Cleaning up after yourself is a basic tenet of being a good neighbor, coworker and friend. If you smoke a cigarette, put it out in an ashtray. If your pet makes a mess, pick it up. If you finish your soda, find a recycling container. None of us would throw trash on the kitchen floor when the can is two steps away, but we see exactly that happen in outdoor spaces all the time.

As we recognize Earth Day, this is a great time to think about our shared responsibilities to our installation, our community, our country and our world. This Friday, commands around the installation will participate in an Earth Day clean-up event – a sort of FOD walk down for Naval Base Ventura County.

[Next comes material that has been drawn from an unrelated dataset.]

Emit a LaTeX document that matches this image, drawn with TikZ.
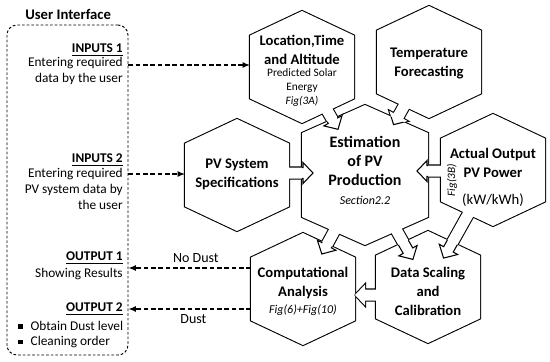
\documentclass[tikz,border=0pt]{standalone}
\usepackage{fontspec}
\setmainfont{Carlito}
\usetikzlibrary{arrows.meta, positioning}

% hexagon: centre x, centre y, half width, half height, half side
\newcommand{\hexat}[5]{(#1,#2-#4) -- (#1+#3,#2-#5) -- (#1+#3,#2+#5) -- (#1,#2+#4) -- (#1-#3,#2+#5) -- (#1-#3,#2-#5) -- cycle}
% block arrow of length #1 along the local x axis
\newcommand{\blockarrow}[1]{(0,-5.5) -- (#1-10,-5.5) -- (#1-10,-10.5) -- (#1,0) -- (#1-10,10.5) -- (#1-10,5.5) -- (0,5.5) -- cycle}
\newcommand{\bulletsq}{\rule[0.12em]{0.33em}{0.33em}\hspace{0.6em}}

\newcommand{\outerhexes}{302/67, 429/62, 237/175, 493/170, 428/287, 303/289}
% tail x/y, angle, length, target hexagon
\newcommand{\flowarrows}{322/101.6/-60/32/365/175/63/70/42,
  409.3/96.8/-119.5/32/365/175/63/70/42,
  280/173/0/33/365/175/63/70/42,
  450/171/180/33/365/175/63/70/42,
  341/218.9/-118.7/40/303/289/52/56/31.5,
  389.7/218.5/-60.4/47/428/287/52/56/31.5,
  473.4/204.9/-119.3/61/428/287/52/56/31.5,
  385/295/180/30/303/289/52/56/31.5}

\begin{document}
\begin{tikzpicture}[x=0.75pt, y=-0.75pt, >={Latex[length=5.5pt,width=4.5pt]},
  hextitle/.style={font=\fontsize{11}{14.25}\selectfont\bfseries, align=center, inner sep=0pt},
  hexnote/.style={font=\fontsize{8.5}{10.5}\selectfont, align=center, inner sep=0pt},
  uihead/.style={font=\fontsize{10}{12}\selectfont\bfseries, anchor=east, inner sep=0pt},
  uitext/.style={font=\fontsize{10}{11.7}\selectfont, align=right, anchor=east, inner sep=0pt},
  uibox/.style={draw, line width=0.7pt, dash pattern=on 2pt off 1.5pt, rounded corners=7.5pt, minimum width=90.75pt, minimum height=247.5pt},
  uiflow/.style={->, line width=1pt, dash pattern=on 3.5pt off 2pt},
  flowlabel/.style={font=\fontsize{10.5}{12}\selectfont}]
  \useasboundingbox (0,0) rectangle (550,361);

  % doubled outlines, the white fill leaves one merged border
  \foreach \cx/\cy in \outerhexes
    \draw[line width=1.6pt] \hexat{\cx}{\cy}{52}{56}{31.5};
  \draw[line width=1.6pt] \hexat{365}{175}{63}{70}{42};
  \foreach \ax/\ay/\aa/\al/\hx/\hy/\hw/\hh/\hs in \flowarrows
    \draw[line width=1.6pt, shift={(\ax,\ay)}, rotate=\aa] \blockarrow{\al};
  \foreach \cx/\cy in \outerhexes
    \fill[white] \hexat{\cx}{\cy}{52}{56}{31.5};
  \fill[white] \hexat{365}{175}{63}{70}{42};
  \foreach \ax/\ay/\aa/\al/\hx/\hy/\hw/\hh/\hs in \flowarrows
    \fill[white, shift={(\ax,\ay)}, rotate=\aa] \blockarrow{\al};
  % arrow heads seen inside the target
  \foreach \ax/\ay/\aa/\al/\hx/\hy/\hw/\hh/\hs in \flowarrows {
    \begin{scope}
      \clip \hexat{\hx}{\hy}{\hw}{\hh}{\hs};
      \draw[line width=0.8pt, shift={(\ax,\ay)}, rotate=\aa] \blockarrow{\al};
    \end{scope}
  }

  % hexagon texts
  \node[hextitle] (loctitle) at (302,50) {Location,Time\\and Altitude};
  \node[hexnote] (locnote) at (302,88) {Predicted Solar\\Energy\\\textit{Fig(3A)}};
  \node[hextitle] (temptitle) at (429,63) {Temperature\\Forecasting};
  \node[hextitle] (pvtitle) at (237,174) {PV System\\Specifications};
  \node[hextitle, font=\fontsize{12}{14.25}\selectfont\bfseries] (esttitle) at (365,161) {Estimation\\of PV\\Production};
  \node[hexnote, font=\fontsize{9}{11}\selectfont\itshape] (estnote) at (365,200) {Section2.2};
  \node[hextitle] (acttitle) at (493,162.5) {Actual Output\\PV Power};
  \node[hexnote, font=\fontsize{11}{13}\selectfont] (actunit) at (493,200) {(kW/kWh)};
  \node[hexnote, font=\fontsize{8.5}{10}\selectfont\itshape, rotate=90] (actfig) at (452,180) {Fig(3B)};
  \node[hextitle] (datatitle) at (428,291.5) {Data Scaling\\and\\Calibration};
  \node[hextitle] (comptitle) at (303,283) {Computational\\Analysis};
  \node[hexnote, font=\fontsize{9}{11}\selectfont\itshape] (compnote) at (303,310) {Fig(6)+Fig(10)};

  % user interface panel
  \node[font=\fontsize{11}{13}\selectfont\bfseries, anchor=west, inner sep=0pt] (uititle) at (25,14) {User Interface};
  \node[uibox] (ui) at (67.5,190) {};
  \node[uihead] (in1) at (123,50) {\underline{INPUTS 1}};
  \node[uitext] (in1txt) at (123,71) {Entering required\\data by the user};
  \node[uihead] (in2) at (123,160) {\underline{INPUTS 2}};
  \node[uitext] (in2txt) at (123,189) {Entering required\\PV system data by\\the user};
  \node[uihead] (out1) at (123,258) {\underline{OUTPUT 1}};
  \node[uitext] (out1txt) at (123,274) {Showing Results};
  \node[uihead] (out2) at (123,309) {\underline{OUTPUT 2}};
  \node[uitext, align=left, anchor=west] (out2txt) at (18,334.5) {\bulletsq Obtain Dust level\\\bulletsq Cleaning order};

  % connectors
  \coordinate (locw) at (250,65);
  \coordinate (pvw) at (185,174);
  \coordinate (compw1) at (251,268);
  \coordinate (compw2) at (251,309);
  \draw[uiflow] (ui.east |- locw) -- (locw);
  \draw[uiflow] (ui.east |- pvw) -- (pvw);
  \draw[uiflow] (compw1) -- node[flowlabel, above, pos=0.45] {No Dust} (ui.east |- compw1);
  \draw[uiflow] (compw2) -- node[flowlabel, below, pos=0.47] {Dust} (ui.east |- compw2);
\end{tikzpicture}
\end{document}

Join us as we beautify our home and re-establish good, earth-friendly habits to continue for the rest of the year.

 

Question (April 2013):  I believe that turning off computers and lights around the base would be a great and impacting skill.  But as any skill, it takes repetition and reminders to create a habit. I suggest we bring back the stickers that go either on the light switches or directly above them that remind passersby to "turn their lights off" and add "and your computers off". Other ways to engage the users could be to create thin stickers to affix to computer monitors. I believe that spending a bit of money in creating these reminders could save us in the long run. Thanks for your time.

Answer: Thank you for your suggestion. It would seem that great minds think alike. Although stickers have not been discussed, our energy program manager is in the process of having large, high-quality posters printed for distribution to office and industrial facilities throughout Naval Base Ventura County. These posters contain reminders just like those you’ve suggested: Turn off lights when you leave a room and shut down your computers overnight. They also address other energy and water conservations efforts that can make all our facilities efficient, productive spaces for everyone.